I have a question concerning the space $\mathbb{N}^\mathbb{N}$.
I found in Srivastava's book on Borel sets that the sets of the form $$\Sigma (s) := \{ \alpha \in \mathbb{N}^\mathbb{N} \ | \ s \prec \alpha, s \in \mathbb{N}^{<\mathbb{N}} \}$$ are clopen, where $\mathbb{N}$ is endowed with the discrete topology, and $\mathbb{N}^\mathbb{N}$ is endowed with the product topology.
Now, I think that any $G \subseteq \mathbb{N}^\mathbb{N}$ is clopen.
"Proof:" By taking an arbitrary $n \in \mathbb{N}$ as an index for the projection function, $\pi_n (G) \subseteq \mathbb{N}$ is open, because $\mathbb{N}$ is endowed with the discrete topology. The same line of reasoning is applied to show that they are closed.
Questions:
- Is this correct?
- Is it possible to prove that sets $\Sigma (s)$ are open through metric arguments (i.e. neighborhoods,$\varepsilon$)?
As always, any feedback is most welcome.
Thank you for your time.
That the sets $\Sigma(s)$ are open is immediate from the definition of the product topology on $\Bbb N^{\Bbb N}$, so we need only show that they are closed. Let $s\in\Bbb N^{<\Bbb N}$; then $s\in\Bbb N^n$ for some $n\in\Bbb N$.
It is definitely not true that every subset of $\Bbb N^{\Bbb N}$ is clopen; I’ll construct a fairly simple set $A\subseteq\Bbb N^{\Bbb N}$ that is neither open nor closed.

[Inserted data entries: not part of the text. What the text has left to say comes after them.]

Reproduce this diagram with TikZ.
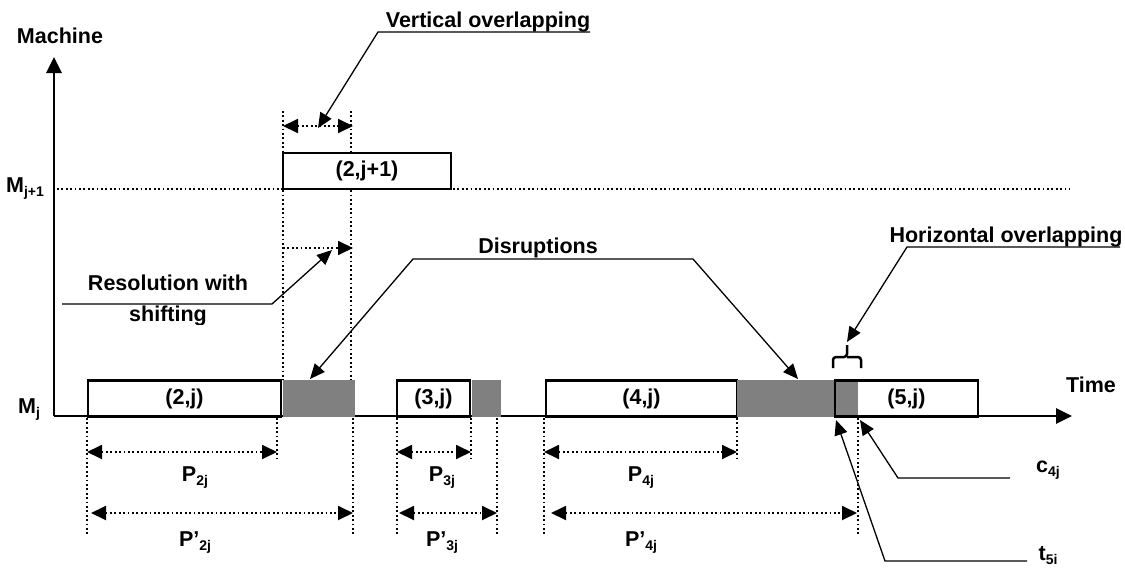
\documentclass[tikz,border=0pt]{standalone}
\usepackage{fontspec}
\setmainfont{Liberation Sans}
\usetikzlibrary{arrows.meta}
\newcommand\lowsub[1]{\raisebox{-0.35ex}{\fontsize{14}{14}\selectfont #1}}
\begin{document}
\begin{tikzpicture}[x=1pt,y=-1pt,
  lbl/.style={font=\fontsize{21.5}{24}\selectfont\bfseries, inner sep=0pt},
  job/.style={draw, line width=2.5pt, fill=white, minimum height=36pt, inner sep=0pt,
              font=\fontsize{21.5}{24}\selectfont\bfseries},
  dis/.style={fill=gray50, draw=none, minimum height=37pt, inner sep=0pt},
  guide/.style={line width=1.8pt, dash pattern=on 1.8pt off 2.6pt},
  dim/.style={guide, {Triangle[length=15pt,width=14pt]}-{Triangle[length=15pt,width=14pt]}},
  dimr/.style={guide, -{Triangle[length=15pt,width=14pt]}},
  leader/.style={line width=1.3pt, -{Triangle[length=15pt,width=13pt]}},
  axis/.style={line width=2.8pt, -{Triangle[length=16pt,width=15pt]}}
]
\definecolor{gray50}{HTML}{808080}
\useasboundingbox (0,0) rectangle (1125,568);
\fill[white] (0,0) rectangle (1125,568);

% axes
\coordinate (O) at (54,416);
\coordinate (ytip) at (54,57);
\coordinate (xtip) at (1072,416);
\draw[axis] (O) -- (ytip);
\draw[axis] (O) -- (xtip);
\node[lbl] (machine) at (60,36) {Machine};
\node[lbl] (time) at (1091,385) {Time};
\node[lbl] (mj) at (29,410) {M\lowsub{j}};
\node[lbl] (mj1) at (25,189) {M\lowsub{j+1}};
\coordinate (mjl) at (57,189);
\coordinate (mjr) at (1070,189);
\draw[guide] (mjl) -- (mjr);

% upper guides
\draw[guide] (283,111) -- (283,380);
\draw[guide] (351,111) -- (351,380);

% job on M_{j+1}
\node[job, minimum width=168pt, minimum height=36pt] (b21) at (367,171) {(2,j+1)};

% jobs on M_j
\node[job, minimum width=193pt] (b2) at (184.5,398.5) {(2,j)};
\node[dis, minimum width=72pt] (g1) at (319,398.5) {};
\node[job, minimum width=73pt] (b3) at (433.5,398.5) {(3,j)};
\node[dis, minimum width=29pt] (g2) at (486,398.5) {};
\node[job, minimum width=191pt] (b4) at (641.5,398.5) {(4,j)};
\node[dis, minimum width=121pt] (g3) at (797.5,398.5) {};
\node[job, minimum width=143pt,
  path picture={\fill[gray50] (path picture bounding box.north west) rectangle ++(23,40);}]
  (b5) at (906.5,398.5) {(5,j)};

% lower guides
\foreach \x/\y in {87/534, 277/459, 353/534, 397/534, 471/459, 497/534, 544/534, 737/459, 858/534}
  \draw[guide] (\x,418) -- (\x,\y);

% dimension arrows
\draw[dim] (283,126) -- (353,126);
\draw[dimr] (283,248) -- (353,248);
\draw[dim] (87,452) -- (277,452);
\draw[dim] (91,513) -- (353,513);
\draw[dim] (397,452) -- (471,452);
\draw[dim] (399,513) -- (497,513);
\draw[dim] (544,452) -- (737,452);
\draw[dim] (551,513) -- (857,513);

\node[lbl] (p2) at (195,478) {P\lowsub{2j}};
\node[lbl] (pp2) at (195,543) {P’\lowsub{2j}};
\node[lbl] (p3) at (442,478) {P\lowsub{3j}};
\node[lbl] (pp3) at (442,543) {P’\lowsub{3j}};
\node[lbl] (p4) at (641,478) {P\lowsub{4j}};
\node[lbl] (pp4) at (641,543) {P’\lowsub{4j}};

% Vertical overlapping
\node[lbl] (vo) at (488,22) {Vertical overlapping};
\coordinate (vo1) at (590,32);
\coordinate (vo2) at (378,32);
\coordinate (vot) at (318,128);
\draw[leader] (vo1) -- (vo2) -- (vot);

% Resolution with shifting
\node[lbl] (res) at (168,283) {Resolution with};
\begin{scope}
  \clip (60,296) rectangle (300,324);
  \node[lbl] (shift) at (168,316) {shifting};
\end{scope}
\coordinate (rs1) at (62,304);
\coordinate (rs2) at (272,304);
\coordinate (rst) at (332,250);
\draw[leader] (rs1) -- (rs2) -- (rst);

% Disruptions
\node[lbl] (disr) at (538,248) {Disruptions};
\coordinate (d1) at (310,379);
\coordinate (d2) at (413,259);
\coordinate (d3) at (693,259);
\coordinate (d4) at (798,379);
\draw[line width=1.3pt, {Triangle[length=15pt,width=13pt]}-{Triangle[length=15pt,width=13pt]}]
  (d1) -- (d2) -- (d3) -- (d4);

% Horizontal overlapping
\node[lbl] (ho) at (1006,237) {Horizontal overlapping};
\coordinate (ho1) at (1120,247);
\coordinate (ho2) at (907,247);
\coordinate (hot) at (847,342);
\draw[leader] (ho1) -- (ho2) -- (hot);
\draw[line width=2.5pt, rounded corners=3pt] (833,368) |- (847,357) -- (847,345);
\draw[line width=2.5pt, rounded corners=3pt] (861,368) |- (847,357);

% c4j and t5i
\node[lbl] (c4) at (1048,470) {c\lowsub{4j}};
\coordinate (c1) at (1010,478);
\coordinate (c2) at (898,478);
\coordinate (ct) at (860,420);
\draw[leader] (c1) -- (c2) -- (ct);
\node[lbl] (t5) at (1048,556) {t\lowsub{5i}};
\coordinate (t1) at (1027,561);
\coordinate (t2) at (885,561);
\coordinate (tt) at (836,420);
\draw[leader] (t1) -- (t2) -- (tt);
\end{tikzpicture}
\end{document}
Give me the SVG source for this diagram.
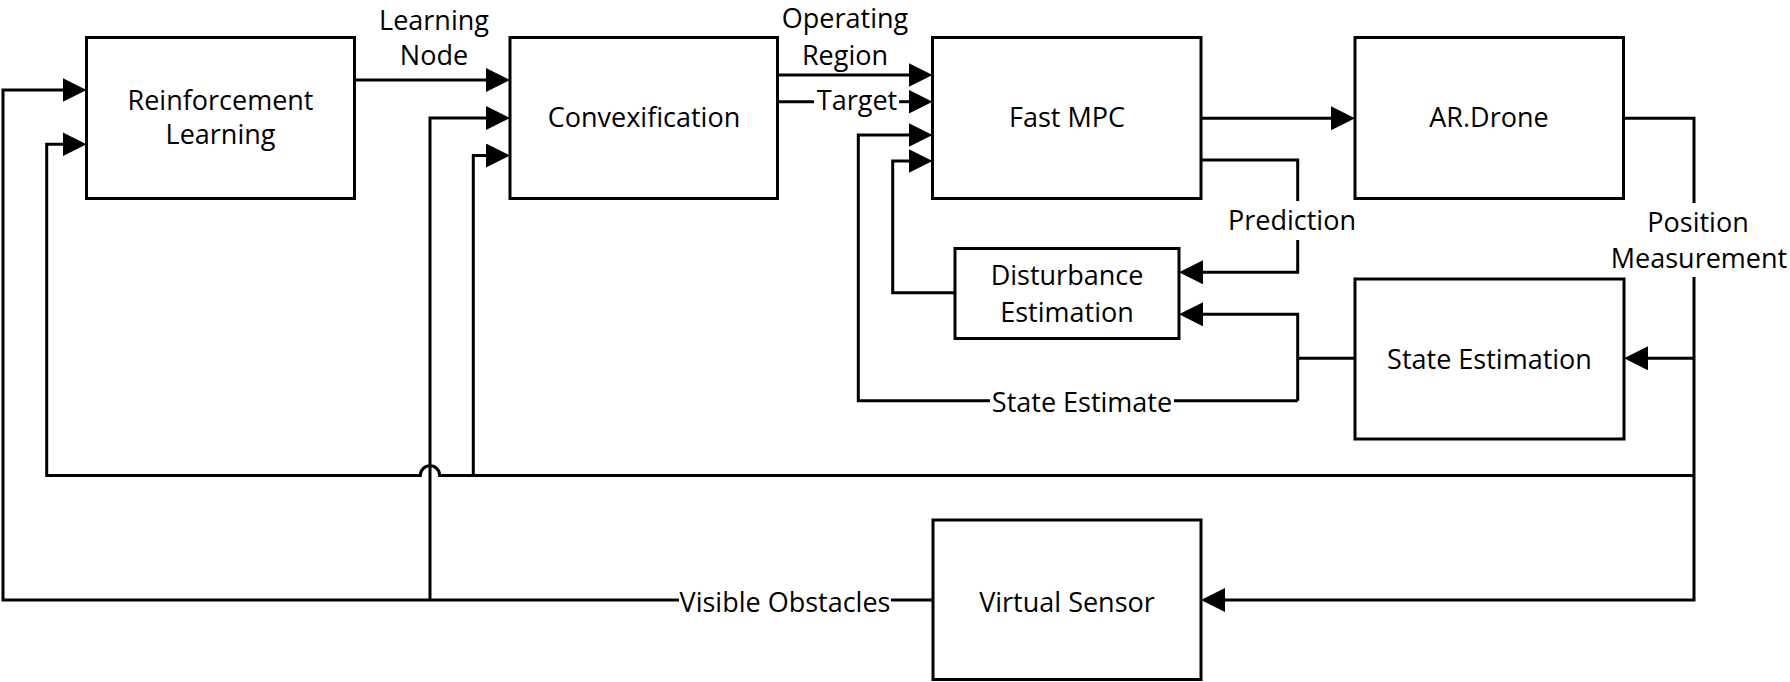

For each $n\in\Bbb N$ let $x^{(n)}=\left\langle x_k^{(n)}:k\in\Bbb N\right\rangle\in\Bbb N^{\Bbb N}$ be defined by
$$x_k^{(n)}=\begin{cases} 1,&\text{if }k\le n\\ 0,&\text{if }k>n\;. \end{cases}$$
Let $A=\left\{x^{(n)}:n\in\Bbb N\right\}$.
Show that $A$ is not open in $\Bbb N^{\Bbb N}$. Probably the easiest way to do this is to use the fact that the sets $\Sigma(s)$ defined in your question form a base for the topology on $\Bbb N^{\Bbb N}$ and show that for each $s\in\Bbb N^{<\Bbb N}$, $\Sigma(s)\nsubseteq A$.
Show that $A$ is not closed in $\Bbb N^{\Bbb N}$ by showing that the constant sequence $\langle 1,1,1,\ldots\rangle$, which is not in $A$, is nevertheless in the closure of $A$.